A questo punto ricucire la tela dell’autonomia differenziata, stracciata in mille pezzi dalla Consulta, sarà opera improba per la Lega e impopolare per Fratelli d’Italia. Gli autonomisti padani Zaia e Fontana fanno buon viso a cattivo gioco, ma sono i primi a sapere che quella bandiera autonomista che sventola sul Carroccio è ormai poco più che un feticcio. Contro il quale, per altro, resta innescata anche la miccia del referendum, visto che i rilievi della Corte non sembrano precludere la validità del quesito totalmente abrogativo della legge.

La premier farebbe bene ad abbandonare al suo destino quell’infausto provvedimento, che le crea più malefici che benefici. Ma con capitan Matteo indebolito ma illividito, e sempre più in modalità pre-Papeete, anche questo è un alto rischio. E dunque, per tornare al Censis, la Sorella d’Italia per non affondare può solo galleggiare.

Lo stesso ragionamento vale per la giustizia, dove l’unica cosa che si vede è il caos tutt’altro che creativo del ministro Nordio, e soprattutto l’attacco e l’intimidazione sistematica contro i magistrati, unico fronte sul quale le varie anime perse delle destre colpiscono unite, nel solco dell’odio per le toghe rosse inoculato dal Cavaliere nelle vene del Paese.

Le dimissioni obbligate della giudice Apostolico, da questo punto di vista, sono solo l’ultimo gravissimo epifenomeno di un disegno di aggressione e di delegittimazione del terzo potere dello Stato. A maggior ragione, la stessa considerazione su una politica che oscilla tra galleggiamento e affondamento vale per quella che Meloni aveva definito la «madre di tutte le riforme», cioè l’elezione diretta del presidente del Consiglio.

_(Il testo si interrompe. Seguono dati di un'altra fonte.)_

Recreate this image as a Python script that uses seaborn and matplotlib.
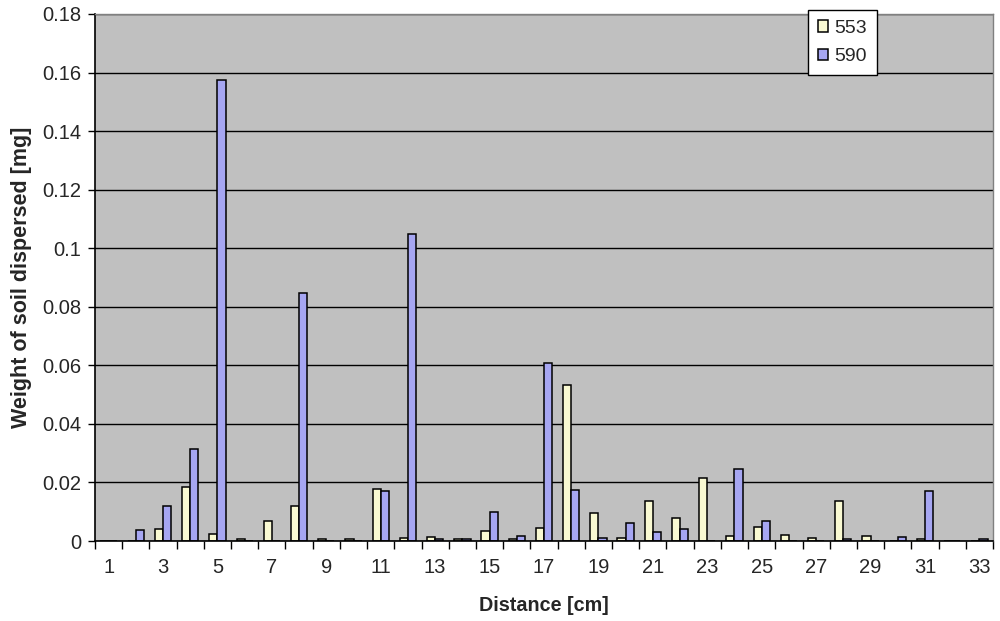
import matplotlib
matplotlib.use("Agg")
import matplotlib.pyplot as plt
import numpy as np
import pandas as pd
import seaborn as sns

distance = list(range(1, 34))
s553 = [0, 0, 0.0042, 0.0184, 0.0025, 0.0006, 0.0067, 0.0120, 0.0006, 0.0006,
        0.0177, 0.0009, 0.0015, 0.0006, 0.0033, 0.0006, 0.0046, 0.0533, 0.0094,
        0.0012, 0.0136, 0.0079, 0.0214, 0.0018, 0.0049, 0.0019, 0.0009, 0.0137,
        0.0016, 0, 0.0006, 0, 0]
s590 = [0, 0.0037, 0.0120, 0.0314, 0.1575, 0, 0, 0.0847, 0, 0,
        0.0170, 0.1048, 0.0006, 0.0006, 0.0098, 0.0016, 0.0608, 0.0174, 0.0012,
        0.0060, 0.0030, 0.0041, 0, 0.0245, 0.0068, 0, 0, 0.0006,
        0, 0.0014, 0.0171, 0, 0.0006]

df = pd.DataFrame({
    "Distance": [str(d) for d in distance] * 2,
    "Weight": s553 + s590,
    "Series": ["553"] * len(distance) + ["590"] * len(distance),
})

sns.set_theme(style="ticks")
plt.rcParams["font.family"] = ["Liberation Sans", "DejaVu Sans"]

fig = plt.figure(figsize=(10, 6.21), dpi=100)
ax = fig.add_axes([0.095, 0.1288, 0.898, 0.8487])
ax.set_facecolor("#C0C0C0")

sns.barplot(
    data=df, x="Distance", y="Weight", hue="Series",
    order=[str(d) for d in distance],
    palette={"553": "#FFFFCC", "590": "#9999FF"},
    edgecolor="black", linewidth=1.1, width=0.6, ax=ax,
)

ax.set_ylim(0, 0.18)
ax.set_xlim(-0.5, len(distance) - 0.5)
ax.set_yticks(np.arange(0, 0.181, 0.02))
ax.set_yticklabels(["0", "0.02", "0.04", "0.06", "0.08", "0.1",
                    "0.12", "0.14", "0.16", "0.18"])
ax.yaxis.grid(True, color="black", linewidth=1)
ax.set_axisbelow(True)

ax.set_xticks(range(len(distance)))
ax.set_xticklabels([str(d) if d % 2 == 1 else "" for d in distance])
ax.set_xticks(np.arange(-0.5, len(distance), 1), minor=True)
ax.tick_params(axis="x", which="major", length=0, pad=12, labelsize=14.5)
ax.tick_params(axis="x", which="minor", length=6, width=1, color="black")
ax.tick_params(axis="y", length=5, width=1, color="black", labelsize=14.5, pad=5)

for side in ["left", "bottom"]:
    ax.spines[side].set_color("black")
    ax.spines[side].set_linewidth(1.2)
for side in ["top", "right"]:
    ax.spines[side].set_visible(True)
    ax.spines[side].set_color("#808080")
    ax.spines[side].set_linewidth(1)

ax.set_xlabel("Distance [cm]", fontsize=14.2, fontweight="bold", labelpad=14)
ax.set_ylabel("Weight of soil dispersed [mg]", fontsize=15.5, fontweight="bold", labelpad=7)

leg = ax.legend(
    loc="upper left", bbox_to_anchor=(0.794, 1.0076), fontsize=14,
    frameon=True, fancybox=False, framealpha=1, edgecolor="black",
    handlelength=0.55, handleheight=0.55, handletextpad=0.3,
    borderpad=0.5, labelspacing=0.6, borderaxespad=0,
)
leg.get_frame().set_linewidth(1)

fig.savefig("out.png", dpi=100)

Il disegno di legge di revisione costituzionale è parcheggiato alle Camere, in attesa di future e incerte doppie letture. Al di là di ogni altra considerazione sulla natura tecnicamente eversiva del testo — che fa saltare la bilancia dei poteri e trasforma la democrazia liberale in capocrazia elettiva — i presidenzialismi godono di pessima salute in Occidente.

La lezione americana la sappiamo: una nazione iper-presidenziale che si sta trasformando in un gigantesco complesso militare-digitale, e che nel micidiale kombinat Trump-Musk realizza un dispositivo oligarchico onnipotente e del tutto auto-referenziale, dove salta ogni check and balance e dove la Casa Bianca ha in mano tutte le leve della decisione, i due rami del Congresso e la Corte suprema. Ora si aggiunge anche la lezione francese: una nazione semi-presidenziale dove Macron regna ma non governa, e dove gli esecutivi della Quinta Repubblica transalpina cadono come birilli, al pari di quelli della Prima Repubblica tricolore.

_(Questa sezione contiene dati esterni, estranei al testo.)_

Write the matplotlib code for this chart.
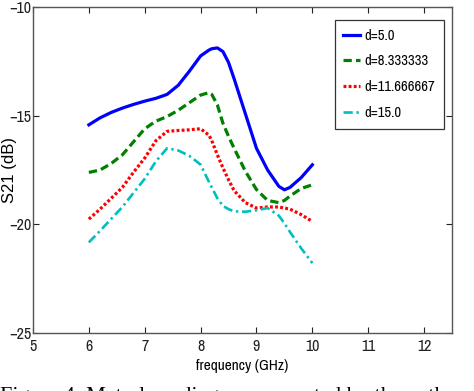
import matplotlib
matplotlib.use("Agg")
import matplotlib.pyplot as plt
from matplotlib import font_manager

# values
freq = [6.0, 6.2, 6.4, 6.6, 6.8, 7.0, 7.2, 7.4, 7.6, 7.8, 8.0, 8.15, 8.2, 8.3,
        8.4, 8.5, 8.6, 8.8, 9.0, 9.2, 9.4, 9.5, 9.6, 9.8, 10.0]
s21_d5 = [-15.42, -15.1, -14.85, -14.65, -14.48, -14.33, -14.2, -14.02, -13.6,
          -12.95, -12.25, -11.98, -11.92, -11.88, -12.05, -12.55, -13.3, -14.9,
          -16.5, -17.5, -18.25, -18.41, -18.3, -17.85, -17.26]
s21_d8 = [-17.61, -17.5, -17.2, -16.8, -16.2, -15.6, -15.25, -15.04, -14.75,
          -14.4, -14.05, -13.94, -14.02, -14.5, -15.35, -15.95, -16.5, -17.55,
          -18.4, -18.9, -19.0, -18.9, -18.7, -18.35, -18.18]
s21_d11 = [-19.76, -19.3, -18.8, -18.3, -17.6, -16.95, -16.15, -15.72, -15.68,
           -15.65, -15.6, -15.9, -16.15, -16.8, -17.4, -17.95, -18.45, -19.0,
           -19.25, -19.2, -19.2, -19.25, -19.3, -19.55, -19.87]
s21_d15 = [-20.83, -20.3, -19.75, -19.2, -18.55, -17.9, -17.1, -16.5, -16.6,
           -16.85, -17.25, -18.05, -18.3, -18.8, -19.15, -19.3, -19.4, -19.42,
           -19.35, -19.25, -19.6, -19.95, -20.35, -21.1, -21.78]
labels = ["d=5.0", "d=8.333333", "d=11.666667", "d=15.0"]

# look for a narrow sans face, fall back to Liberation Sans
names = sorted({f.name for f in font_manager.fontManager.ttflist})
narrow_names = [n for n in names if "Narrow" in n or "Condensed" in n]
if narrow_names:
    narrow = [narrow_names[0], "DejaVu Sans"]
    scale = 1.0
else:
    narrow = ["Liberation Sans", "DejaVu Sans"]
    scale = 0.85

fig = plt.figure(figsize=(4.74, 3.91), dpi=100)
ax = fig.add_axes([0.0696, 0.1483, 0.884, 0.8337])

ax.plot(freq, s21_d5, color="blue", lw=2.3, ls="-", label=labels[0])
ax.plot(freq, s21_d8, color="green", lw=2.3, ls=(0, (2.6, 1.3)), label=labels[1])
ax.plot(freq, s21_d11, color="red", lw=2.3, ls=(0, (0.9, 0.7)), label=labels[2])
ax.plot(freq, s21_d15, color="#00bfbf", lw=1.9, ls=(0, (3.5, 1.4, 0.9, 1.4)), label=labels[3])

ax.set_xlim(5, 12.5)
ax.set_ylim(-25, -10)
ax.set_xticks([5, 6, 7, 8, 9, 10, 11, 12])
ax.set_yticks([-25, -20, -15, -10])
ax.tick_params(direction="in", top=True, right=True, length=4, width=0.8,
               labelsize=11.5 * scale, colors="#222222")
ax.tick_params(axis="x", pad=4)
ax.tick_params(axis="y", pad=1)
for lab in ax.get_xticklabels() + ax.get_yticklabels():
    lab.set_family(narrow)
for sp in ax.spines.values():
    sp.set_color("#555555")
    sp.set_linewidth(1.0)

ax.set_xlabel("frequency (GHz)", family=narrow, fontsize=11 * scale, labelpad=4)
ax.set_ylabel("S21 (dB)", family="Liberation Sans", fontsize=12)
ax.yaxis.set_label_coords(-0.038, 0.5)

leg = ax.legend(loc="upper right", bbox_to_anchor=(0.981, 0.960),
                borderaxespad=0, prop={"family": narrow, "size": 10.5 * scale},
                handlelength=1.15, handletextpad=0.3, labelspacing=0.8,
                borderpad=0.6, fancybox=False, framealpha=1)
leg.get_frame().set_edgecolor("#333333")
leg.get_frame().set_linewidth(0.9)

fig.text(0.0, 1 - 386 / 391,
         "Figure 4. Meta-lens diagrams reported by the author et al. for different",
         family="Liberation Serif", fontsize=16, va="top", ha="left")

fig.savefig("out.png", dpi=100)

Cosa ci insegnano, le vicende parallele di due grandi Paesi che abbiamo citato spesso a modelli, è piuttosto chiaro. Non è affatto scontato che il modo più sano e sensato di risolvere la crisi delle democrazie rappresentative, e di costruire le mitiche “democrazie decidenti”, sia lo sbocco plebiscitario dell’elezione diretta. Per la stabilità dei governi l’ingegneria delle istituzioni è condizione necessaria ma niente affatto sufficiente, se non è preceduta e accompagnata dall’alchimia delle coalizioni.

Le regole del gioco sono fondamentali, ma sono uno strumento dell’azione di governo, non il suo fine. Alla fine, è sempre e solo la politica che conta e che fa la differenza. Meloni non cerchi scorciatoie. Lasci stare i complotti, non scomodi la Storia e cerchi piuttosto di richiamare all’ordine le comari di Windsor della sua maggioranza rissosa e inconcludente. Dimostri di saper governare nell’interesse dei cittadini, se ne è capace. E lasci perdere pulsioni autoritarie e tentazioni plebiscitarie.

Non ripete ogni giorno lei stessa che l’Italia è la nazione più solida e più stabile d’Europa? Se è così, che bisogno ha l’Underdog della Garbatella di inseguire il vacuo sogno dell’Uomo di Arcore, chiedendo agli italiani di consacrarla Unta del Signore? Più che a Berlusconi, forse siamo già ad Andreotti, che diceva meglio tirare a campare che tirare le cuoia.